INTRODUCTION
WHY THE ABS DEVELOPED MEASURES OF AUSTRALIA'S PROGRESS
Recent years have seen continued public interest in assessing whether life in Australia, and other countries, is getting better, and in the interrelationships between economic, social and environmental aspects of life. Although most regard Gross Domestic Product (GDP) as an important measure of economic progress, there are many who believe that it should be assessed in conjunction with other measures of progress. This is the prime reason the ABS looked for an alternative approach.
A national statistical agency like the ABS has an important role to play in providing information to allow assessments of progress to be made by users – those who formulate and evaluate policy, researchers and the community. Through its publications, electronic releases of data and other means, the ABS provides a rich array of statistics relevant to assessing progress. But the very size of the information base means that it is not so accessible to many people. Moreover, most ABS products provide a window into one or a few aspects of life in Australia – say, health, education, income, water – whereas a comprehensive assessment of progress demands that these aspects of life are examined together.
The ABS developed Measures of Australia's Progress (MAP) with the aim of providing a digestible selection of statistical evidence, that would allow Australians to make their own assessment of whether life in Australia is getting better. MAP is not intended as a substitute for the full array of statistics – indeed, the ABS hopes that many readers will be led to read our other publications on the aspects of society, the economy and the environment that particularly interest them.
CHOOSING THE PROGRESS INDICATORS
When MAP was first developed, the ABS undertook an extensive process to determine what measures of progress to include. Broadly, the indicators presented in MAP were chosen in four key steps:
- First, three broad domains of progress (social, economic and environmental) were defined
- Second, a list of potential progress dimensions within each of the three domains was made
- Third, a subset of dimensions were chosen for which indicators would be sought, and a determination made as to whether each would be a headline or supplementary dimension
- Fourth, an indicator (or indicators) to give statistical expression to each of those dimensions was chosen. In particular, potential 'headline' indicators were identified which have the capacity to encapsulate major features of change in the given aspect of Australian life.

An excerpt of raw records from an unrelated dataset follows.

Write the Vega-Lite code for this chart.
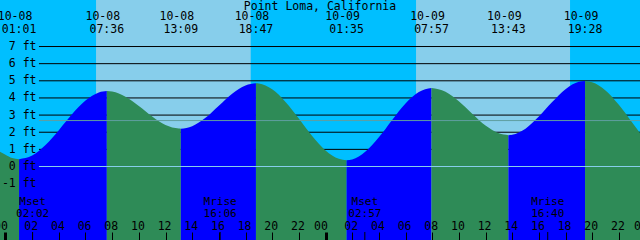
{
  "$schema": "https://vega.github.io/schema/vega-lite/v6.json",
  "width": 640,
  "height": 240,
  "padding": 0,
  "autosize": {"type": "none"},
  "background": "#00BFFF",
  "title": {
    "text": "Point Loma, California",
    "font": "DejaVu Sans Mono",
    "fontSize": 11.5,
    "fontWeight": "normal",
    "color": "black",
    "anchor": "middle",
    "baseline": "top",
    "offset": -12
  },
  "datasets": {
    "sun": [
      {"t": 6.79, "t2": 18.39, "p": "day"},
      {"t": 30.79, "t2": 42.34, "p": "day"}
    ],
    "levels": [
      {"ft": 1}, {"ft": 2}, {"ft": 3}, {"ft": 4}, {"ft": 5}, {"ft": 6}, {"ft": 7}
    ],
    "refs": [
      {"ft": 0, "kind": "datum"},
      {"ft": 2.68, "kind": "msl"}
    ],
    "tide": [
      {"t": -0.4125, "h": 0.86, "phase": "ebb", "seg": 0},
      {"t": 0, "h": 0.68, "phase": "ebb", "seg": 0},
      {"t": 0.5, "h": 0.49, "phase": "ebb", "seg": 0},
      {"t": 1.017, "h": 0.43, "phase": "ebb", "seg": 0},
      {"t": 1.017, "h": 0.43, "phase": "flood", "seg": 1},
      {"t": 2, "h": 0.64, "phase": "flood", "seg": 1},
      {"t": 3, "h": 1.25, "phase": "flood", "seg": 1},
      {"t": 4, "h": 2.12, "phase": "flood", "seg": 1},
      {"t": 5, "h": 3.06, "phase": "flood", "seg": 1},
      {"t": 6, "h": 3.85, "phase": "flood", "seg": 1},
      {"t": 7, "h": 4.32, "phase": "flood", "seg": 1},
      {"t": 7.6, "h": 4.40, "phase": "flood", "seg": 1},
      {"t": 7.6, "h": 4.40, "phase": "ebb", "seg": 2},
      {"t": 8, "h": 4.37, "phase": "ebb", "seg": 2},
      {"t": 9, "h": 4.07, "phase": "ebb", "seg": 2},
      {"t": 10, "h": 3.53, "phase": "ebb", "seg": 2},
      {"t": 11, "h": 2.92, "phase": "ebb", "seg": 2},
      {"t": 12, "h": 2.42, "phase": "ebb", "seg": 2},
      {"t": 13, "h": 2.21, "phase": "ebb", "seg": 2},
      {"t": 13.15, "h": 2.20, "phase": "ebb", "seg": 2},
      {"t": 13.15, "h": 2.20, "phase": "flood", "seg": 3},
      {"t": 14, "h": 2.35, "phase": "flood", "seg": 3},
      {"t": 15, "h": 2.84, "phase": "flood", "seg": 3},
      {"t": 16, "h": 3.55, "phase": "flood", "seg": 3},
      {"t": 17, "h": 4.25, "phase": "flood", "seg": 3},
      {"t": 18, "h": 4.73, "phase": "flood", "seg": 3},
      {"t": 18.783, "h": 4.85, "phase": "flood", "seg": 3},
      {"t": 18.783, "h": 4.85, "phase": "ebb", "seg": 4},
      {"t": 19, "h": 4.84, "phase": "ebb", "seg": 4},
      {"t": 20, "h": 4.50, "phase": "ebb", "seg": 4},
      {"t": 21, "h": 3.77, "phase": "ebb", "seg": 4},
      {"t": 22, "h": 2.80, "phase": "ebb", "seg": 4},
      {"t": 23, "h": 1.78, "phase": "ebb", "seg": 4},
      {"t": 24, "h": 0.94, "phase": "ebb", "seg": 4},
      {"t": 25, "h": 0.45, "phase": "ebb", "seg": 4},
      {"t": 25.583, "h": 0.37, "phase": "ebb", "seg": 4},
      {"t": 25.583, "h": 0.37, "phase": "flood", "seg": 5},
      {"t": 26, "h": 0.41, "phase": "flood", "seg": 5},
      {"t": 27, "h": 0.87, "phase": "flood", "seg": 5},
      {"t": 28, "h": 1.70, "phase": "flood", "seg": 5},
      {"t": 29, "h": 2.72, "phase": "flood", "seg": 5},
      {"t": 30, "h": 3.68, "phase": "flood", "seg": 5},
      {"t": 31, "h": 4.35, "phase": "flood", "seg": 5},
      {"t": 31.95, "h": 4.58, "phase": "flood", "seg": 5},
      {"t": 31.95, "h": 4.58, "phase": "ebb", "seg": 6},
      {"t": 33, "h": 4.36, "phase": "ebb", "seg": 6},
      {"t": 34, "h": 3.81, "phase": "ebb", "seg": 6},
      {"t": 35, "h": 3.08, "phase": "ebb", "seg": 6},
      {"t": 36, "h": 2.39, "phase": "ebb", "seg": 6},
      {"t": 37, "h": 1.94, "phase": "ebb", "seg": 6},
      {"t": 37.717, "h": 1.83, "phase": "ebb", "seg": 6},
      {"t": 37.717, "h": 1.83, "phase": "flood", "seg": 7},
      {"t": 38, "h": 1.85, "phase": "flood", "seg": 7},
      {"t": 39, "h": 2.20, "phase": "flood", "seg": 7},
      {"t": 40, "h": 2.91, "phase": "flood", "seg": 7},
      {"t": 41, "h": 3.76, "phase": "flood", "seg": 7},
      {"t": 42, "h": 4.51, "phase": "flood", "seg": 7},
      {"t": 43, "h": 4.94, "phase": "flood", "seg": 7},
      {"t": 43.467, "h": 4.99, "phase": "flood", "seg": 7},
      {"t": 43.467, "h": 4.99, "phase": "ebb", "seg": 8},
      {"t": 44, "h": 4.92, "phase": "ebb", "seg": 8},
      {"t": 45, "h": 4.44, "phase": "ebb", "seg": 8},
      {"t": 46, "h": 3.60, "phase": "ebb", "seg": 8},
      {"t": 47, "h": 2.57, "phase": "ebb", "seg": 8},
      {"t": 47.5875, "h": 1.96, "phase": "ebb", "seg": 8}
    ],
    "events": [
      {"t": 1.017, "date": "10-08", "time": "01:01"},
      {"t": 7.6, "date": "10-08", "time": "07:36"},
      {"t": 13.15, "date": "10-08", "time": "13:09"},
      {"t": 18.783, "date": "10-08", "time": "18:47"},
      {"t": 25.583, "date": "10-09", "time": "01:35"},
      {"t": 31.95, "date": "10-09", "time": "07:57"},
      {"t": 37.717, "date": "10-09", "time": "13:43"},
      {"t": 43.467, "date": "10-09", "time": "19:28"}
    ],
    "moon": [
      {"t": 2.033, "ev": "Mset", "time": "02:02"},
      {"t": 16.1, "ev": "Mrise", "time": "16:06"},
      {"t": 26.95, "ev": "Mset", "time": "02:57"},
      {"t": 40.667, "ev": "Mrise", "time": "16:40"}
    ]
  },
  "layer": [
    {
      "data": {"name": "sun"},
      "mark": {"type": "rect", "color": "#87CEEB"},
      "encoding": {
        "x": {
          "field": "t",
          "type": "quantitative",
          "title": null,
          "scale": {"domain": [-0.4125, 48], "range": [0, 645.5], "nice": false, "zero": false},
          "axis": {
            "orient": "top",
            "offset": -240,
            "values": [0, 2, 4, 6, 8, 10, 12, 14, 16, 18, 20, 22, 24, 26, 28, 30, 32, 34, 36, 38, 40, 42, 44, 46, 48],
            "tickCount": 100,
            "labelExpr": "(datum.value % 24 < 10 ? '0' : '') + (datum.value % 24)",
            "domain": false,
            "grid": false,
            "ticks": true,
            "tickSize": 8,
            "tickColor": "black",
            "tickWidth": {"condition": {"test": "datum.value % 24 === 0", "value": 3}, "value": 1},
            "labelOffset": {"condition": {"test": "datum.value % 24 === 0", "value": -5}, "value": -1.4},
            "labelPadding": 1,
            "labelFlush": false,
            "labelOverlap": false,
            "labelBound": false,
            "labelSeparation": 0,
            "labelFont": "DejaVu Sans Mono",
            "labelFontSize": 11.5,
            "labelColor": "black",
            "zindex": 1
          }
        },
        "x2": {"field": "t2"}
      }
    },
    {
      "data": {"name": "levels"},
      "mark": {"type": "rule", "color": "black", "strokeWidth": 1},
      "encoding": {
        "y": {
          "field": "ft",
          "type": "quantitative",
          "title": null,
          "scale": {"domain": [-4.288, 9.714], "nice": false, "zero": false},
          "axis": {
            "orient": "left",
            "offset": -36,
            "values": [-1, 0, 1, 2, 3, 4, 5, 6, 7],
            "tickCount": 100,
            "labelExpr": "datum.value + ' ft'",
            "domain": false,
            "grid": false,
            "ticks": false,
            "tickSize": 0,
            "labelPadding": 0,
            "labelOverlap": false,
            "labelFlush": false,
            "labelBound": false,
            "labelSeparation": 0,
            "labelFont": "DejaVu Sans Mono",
            "labelFontSize": 11.5,
            "labelColor": "black",
            "zindex": 1
          }
        },
        "x": {"datum": 2.51},
        "x2": {"datum": 47.5875}
      }
    },
    {
      "data": {"name": "tide"},
      "mark": {"type": "area", "interpolate": "monotone"},
      "encoding": {
        "x": {"field": "t", "type": "quantitative", "title": null},
        "y": {"field": "h", "type": "quantitative", "title": null},
        "y2": {"datum": -4.288},
        "color": {
          "field": "phase",
          "type": "nominal",
          "scale": {"domain": ["flood", "ebb"], "range": ["#0000FF", "#2E8B57"]},
          "legend": null
        },
        "detail": {"field": "seg"}
      }
    },
    {
      "data": {"name": "refs"},
      "mark": {"type": "rule", "strokeWidth": 1},
      "encoding": {
        "y": {"field": "ft", "type": "quantitative", "title": null},
        "x": {"datum": 2.51},
        "x2": {"datum": 47.5875},
        "stroke": {
          "field": "kind",
          "type": "nominal",
          "scale": {"domain": ["datum", "msl"], "range": ["#87CEEB", "#5F9EA0"]},
          "legend": null
        }
      }
    },
    {
      "data": {"name": "events"},
      "mark": {"type": "text", "font": "DejaVu Sans Mono", "fontSize": 11.5, "color": "black", "dx": -4},
      "encoding": {
        "x": {"field": "t", "type": "quantitative", "title": null},
        "y": {"datum": 8.72},
        "text": {"field": "date"}
      }
    },
    {
      "data": {"name": "events"},
      "mark": {"type": "text", "font": "DejaVu Sans Mono", "fontSize": 11.5, "color": "black"},
      "encoding": {
        "x": {"field": "t", "type": "quantitative", "title": null},
        "y": {"datum": 7.96},
        "text": {"field": "time"}
      }
    },
    {
      "data": {"name": "moon"},
      "mark": {"type": "text", "font": "DejaVu Sans Mono", "fontSize": 11, "color": "black"},
      "encoding": {
        "x": {"field": "t", "type": "quantitative", "title": null},
        "y": {"datum": -2.05},
        "text": {"field": "ev"}
      }
    },
    {
      "data": {"name": "moon"},
      "mark": {"type": "text", "font": "DejaVu Sans Mono", "fontSize": 11, "color": "black"},
      "encoding": {
        "x": {"field": "t", "type": "quantitative", "title": null},
        "y": {"datum": -2.75},
        "text": {"field": "time"}
      }
    },
    {
      "data": {"name": "moon"},
      "mark": {"type": "rule", "color": "black", "strokeWidth": 1},
      "encoding": {
        "x": {"field": "t", "type": "quantitative", "title": null},
        "y": {"datum": -3.82},
        "y2": {"datum": -4.288}
      }
    }
  ],
  "config": {
    "view": {"stroke": null},
    "axis": {"labelOverlap": false, "labelFlush": false, "labelSeparation": 0}
  }
}
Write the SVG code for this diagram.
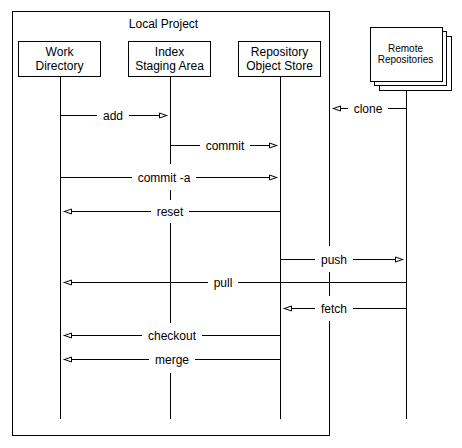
<svg xmlns="http://www.w3.org/2000/svg" width="462" height="448" viewBox="0 0 462 448">
<style>
text{font-family:"Liberation Sans",Arial,Helvetica,sans-serif;font-size:12px;fill:#000;text-anchor:middle}
.box{fill:#fff;stroke:#000;stroke-width:1}
.life{stroke:#000;stroke-width:1;fill:none}
.msg{stroke:#000;stroke-width:1;fill:none;marker-end:url(#open)}
.lbg{fill:#fff;stroke:none}
.small{font-size:10px}
</style>
<defs>
<marker id="open" markerUnits="userSpaceOnUse" markerWidth="10" markerHeight="8" refX="8" refY="3.5" orient="auto" viewBox="-1 -1 10 8">
<path d="M0,1 L7,3.5 L0,6 Z" fill="#fff" stroke="#000" stroke-width="1"/>
</marker>
</defs>
<rect width="462" height="448" fill="#fff"/>
<g id="local-project">
<rect class="box" x="12.5" y="11.5" width="317" height="424"/>
<text x="163.5" y="28">Local Project</text>
</g>
<g id="lifelines">
<line class="life" x1="60.5" y1="76.5" x2="60.5" y2="419"/>
<line class="life" x1="170.5" y1="76.5" x2="170.5" y2="419"/>
<line class="life" x1="280.5" y1="76.5" x2="280.5" y2="419"/>
<line class="life" x1="406.5" y1="90.5" x2="406.5" y2="419"/>
</g>
<g id="work-directory">
<rect class="box" x="18.5" y="41.5" width="82" height="35"/>
<text x="59.5" y="56">Work</text>
<text x="59.5" y="70">Directory</text>
</g>
<g id="index">
<rect class="box" x="128.5" y="41.5" width="82" height="35"/>
<text x="169.5" y="56">Index</text>
<text x="169.5" y="70">Staging Area</text>
</g>
<g id="repository">
<rect class="box" x="238.5" y="41.5" width="82" height="35"/>
<text x="279.5" y="56">Repository</text>
<text x="279.5" y="70">Object Store</text>
</g>
<g id="remote">
<rect class="box" x="379.5" y="36.5" width="72" height="54"/>
<rect class="box" x="374.5" y="31.5" width="72" height="54"/>
<rect class="box" x="370.5" y="27.5" width="72" height="54"/>
<text class="small" x="405.5" y="51.5">Remote</text>
<text class="small" x="405.5" y="63">Repositories</text>
</g>
<g id="connectors">
<g id="add">
<line class="msg" x1="60.5" y1="115.5" x2="167.5" y2="115.5"/>
<rect class="lbg" x="97" y="104" width="32" height="23"/>
<text x="113" y="119.5">add</text>
</g>
<g id="clone">
<line class="msg" x1="406.5" y1="108.5" x2="332.5" y2="108.5"/>
<rect class="lbg" x="348" y="97" width="40" height="23"/>
<text x="368" y="112.5">clone</text>
</g>
<g id="commit">
<line class="msg" x1="170.5" y1="145.5" x2="277.5" y2="145.5"/>
<rect class="lbg" x="200" y="134" width="50" height="23"/>
<text x="225" y="149.5">commit</text>
</g>
<g id="commit-a">
<line class="msg" x1="60.5" y1="177.5" x2="277.5" y2="177.5"/>
<rect class="lbg" x="132" y="164" width="64" height="26"/>
<text x="164" y="181.5">commit -a</text>
</g>
<g id="reset">
<line class="msg" x1="280.5" y1="211.5" x2="63.5" y2="211.5"/>
<rect class="lbg" x="151" y="200" width="38" height="23"/>
<text x="170" y="215.5">reset</text>
</g>
<g id="push">
<line class="msg" x1="280.5" y1="259.5" x2="403.5" y2="259.5"/>
<rect class="lbg" x="315" y="246" width="38" height="26"/>
<text x="334" y="263.5">push</text>
</g>
<g id="pull">
<line class="msg" x1="406.5" y1="282.5" x2="63.5" y2="282.5"/>
<rect class="lbg" x="208" y="271" width="30" height="23"/>
<text x="223" y="286.5">pull</text>
</g>
<g id="fetch">
<line class="msg" x1="406.5" y1="308.5" x2="283.5" y2="308.5"/>
<rect class="lbg" x="315" y="296" width="38" height="25"/>
<text x="334" y="312.5">fetch</text>
</g>
<g id="checkout">
<line class="msg" x1="280.5" y1="335.5" x2="63.5" y2="335.5"/>
<rect class="lbg" x="142" y="323" width="60" height="24"/>
<text x="172" y="339.5">checkout</text>
</g>
<g id="merge">
<line class="msg" x1="280.5" y1="359.5" x2="63.5" y2="359.5"/>
<rect class="lbg" x="149" y="347" width="46" height="26"/>
<text x="172" y="363.5">merge</text>
</g>
</g>
</svg>
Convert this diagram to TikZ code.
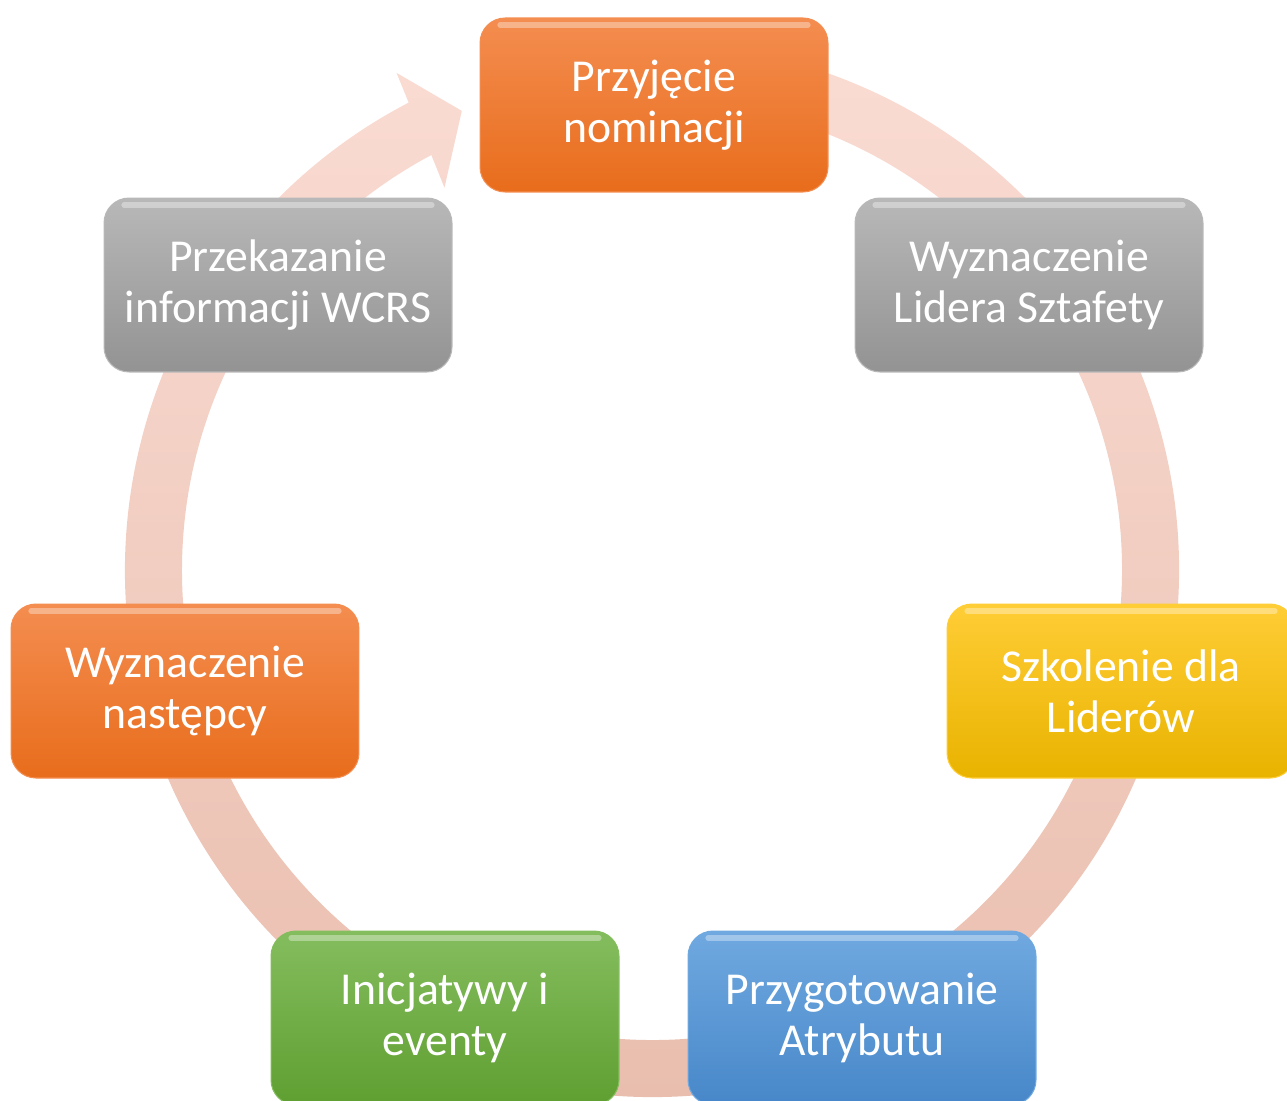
\documentclass[tikz,border=0pt]{standalone}
\usepackage{fontspec}
\setmainfont{Carlito}
\definecolor{ringT}{HTML}{FADCD3}
\definecolor{ringM}{HTML}{F7D4C9}
\definecolor{ringB}{HTML}{E8BCAC}
\definecolor{orgT}{HTML}{F48D50}
\definecolor{orgB}{HTML}{E86D1C}
\definecolor{gryT}{HTML}{B8B8B8}
\definecolor{gryB}{HTML}{939393}
\definecolor{yelT}{HTML}{FFCD36}
\definecolor{yelB}{HTML}{E9B300}
\definecolor{bluT}{HTML}{70A9E0}
\definecolor{bluB}{HTML}{4787C9}
\definecolor{grnT}{HTML}{84BD5E}
\definecolor{grnB}{HTML}{5F9F31}
\begin{document}
\begin{tikzpicture}[x=0.02cm,y=0.02cm,
  etap/.style={rounded corners=0.5cm,minimum width=6.96cm,minimum height=3.48cm,
    align=center,text=white,font=\fontsize{26}{29}\selectfont,line width=0.6pt,
    path picture={\draw[white,opacity=.35,line width=3pt,line cap=round]
      ([shift={(0.4cm,-0.14cm)}]path picture bounding box.north west) --
      ([shift={(-0.4cm,-0.14cm)}]path picture bounding box.north east);}},
  pomarancz/.style={top color=orgT,bottom color=orgB,draw=orgT},
  szary/.style={top color=gryT,bottom color=gryB,draw=gryT},
  zolty/.style={top color=yelT,bottom color=yelB,draw=yelT},
  niebieski/.style={top color=bluT,bottom color=bluB,draw=bluT},
  zielony/.style={top color=grnT,bottom color=grnB,draw=grnT}]
\useasboundingbox (0,0) rectangle (1287,-1100);
% circular arrow
\begin{scope}[shift={(652,-570)}]
\shade[top color=ringT,middle color=ringM,bottom color=ringB]
  (117.5:527) arc[start angle=117.5,end angle=445,radius=527] -- (445:470)
  arc[start angle=445,end angle=118,radius=470] -- (118.5:435) -- (112.5:497)
  -- (117.2:559) -- cycle;
\end{scope}
% steps
\node[etap,pomarancz] (przyjecie) at (654,-105) {Przyjęcie\\nominacji};
\node[etap,szary] (lider) at (1029,-285) {Wyznaczenie\\Lidera Sztafety};
\node[etap,zolty] (szkolenie) at (1121,-691) {Szkolenie dla\\Liderów};
\node[etap,niebieski] (atrybut) at (862,-1018) {Przygotowanie\\Atrybutu};
\node[etap,zielony] (inicjatywy) at (445,-1018) {Inicjatywy i\\eventy};
\node[etap,pomarancz] (nastepca) at (185,-691) {Wyznaczenie\\następcy};
\node[etap,szary] (wcrs) at (278,-285) {Przekazanie\\informacji WCRS};
\end{tikzpicture}
\end{document}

Our eventual selection of indicators in MAP was guided by expert advice and by the criteria described in Appendix 1: Criteria for Choosing Headline Indicators. One criterion was regarded as essential to headline indicators – namely, that most Australians would agree that each headline indicator possessed a 'good' direction of movement (signalling progress, when that indicator is viewed alone) and a 'bad' direction of movement (signalling regress, when that indicator is viewed alone). This good-direction / bad-direction distinction raises unavoidably the question of values and preferences.
Once the ABS had drafted its initial list of candidate headline indicators, it undertook extensive consultation to test whether the list accorded with users' views. Whether a reader agrees with the ABS choice of headline indicators or not, he or she is free to peruse the whole suite of several hundred indicators in each full edition of MAP and to assign a weight to each, as his or her own values and preferences dictate.
The ABS based its decision about how many indicators to present on statistical grounds – for example, is it possible to find one or a few indicators that would encapsulate the changes in the given aspect of life? Is it possible to sum or otherwise combine indicators? And is the indicator supported by quality data?
The set of headline indicators plays a special role in MAP, and particular considerations of values and preferences arise. The full MAP publication presents several hundred indicators overall. However, to assist readers in gaining a quick understanding of the bigger picture about national progress, a more compact suite of 15 headline indicators, covering 14 headline dimensions (some dimensions have more than one indicator, and some have none) can be distilled from MAP. This product, Measures of Australia's Progress: Summary Indicators 2007 (Edition 2), focuses on these headline indicators.